Reproduce the material below line by line, beginning with its first line and ending with the line that contains "(0,0) rectangle (474,414);"; leave out pictures.

**Information supplied**
## Start

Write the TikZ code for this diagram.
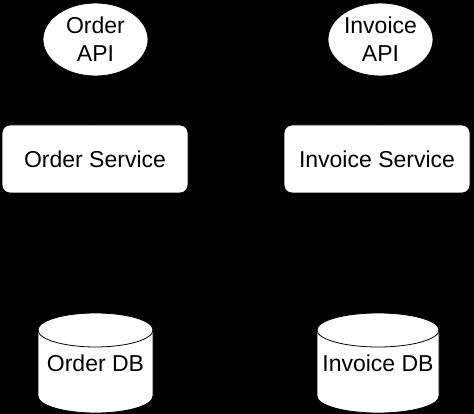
\documentclass[tikz,border=0pt]{standalone}
\usepackage{fontspec}
\setmainfont{Liberation Sans}
\usetikzlibrary{shapes.geometric}

\tikzset{
  api/.style={ellipse, draw=black, fill=white, line width=0.8pt, minimum width=105pt, minimum height=73pt, inner sep=0pt, align=center, font=\fontsize{23}{28}\selectfont},
  service/.style={rectangle, rounded corners=8pt, draw=black, fill=white, line width=0.8pt, minimum width=186pt, minimum height=68pt, font=\fontsize{23}{28}\selectfont},
  store/.style={rectangle, minimum height=102pt, inner sep=0pt, font=\fontsize{23}{28}\selectfont},
  can/.style={fill=white, draw=black, line width=0.8pt},
}

\begin{document}
\begin{tikzpicture}[x=1pt, y=-1pt]

  % Background
  \fill[black] (0,0) rectangle (474,414);

  % Order
  \draw (95.5,39.5) node[api] (orderapi) {Order\\API};
  \draw (95,159) node[service] (ordersvc) {Order Service};
  \draw[can] (38,330) -- (38,396) arc (180:0:57.5 and 17) -- (153,330) arc (0:-180:57.5 and 17) -- cycle;
  \draw[black, line width=0.8pt] (38,330) arc (180:0:57.5 and 17);
  \draw (95.5,363) node[store, minimum width=115pt] (orderdb) {Order DB};

  % Invoice
  \draw (380.5,39.5) node[api] (invoiceapi) {Invoice\\API};
  \draw (377,159) node[service] (invoicesvc) {Invoice Service};
  \draw[can] (317,330) -- (317,396) arc (180:0:61 and 17) -- (439,330) arc (0:-180:61 and 17) -- cycle;
  \draw[black, line width=0.8pt] (317,330) arc (180:0:61 and 17);
  \draw (378,363) node[store, minimum width=122pt] (invoicedb) {Invoice DB};

  % Calls
  \draw[->, black, line width=1pt] (orderapi) -- (ordersvc);
  \draw[->, black, line width=1pt] (ordersvc) -- (orderdb);
  \draw[->, black, line width=1pt] (invoiceapi) -- (invoicesvc);
  \draw[->, black, line width=1pt] (invoicesvc) -- (invoicedb);

\end{tikzpicture}
\end{document}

## End

**Result of this task**
Write the TikZ code for this diagram.
\documentclass[tikz,border=0pt]{standalone}
\usepackage{fontspec}
\setmainfont{Liberation Sans}
\usetikzlibrary{shapes.geometric}

\tikzset{
  api/.style={ellipse, draw=black, fill=white, line width=0.8pt, minimum width=105pt, minimum height=73pt, inner sep=0pt, align=center, font=\fontsize{23}{28}\selectfont},
  service/.style={rectangle, rounded corners=8pt, draw=black, fill=white, line width=0.8pt, minimum width=186pt, minimum height=68pt, font=\fontsize{23}{28}\selectfont},
  store/.style={rectangle, minimum height=102pt, inner sep=0pt, font=\fontsize{23}{28}\selectfont},
  can/.style={fill=white, draw=black, line width=0.8pt},
}

\begin{document}
\begin{tikzpicture}[x=1pt, y=-1pt]

  % Background
  \fill[black] (0,0) rectangle (474,414);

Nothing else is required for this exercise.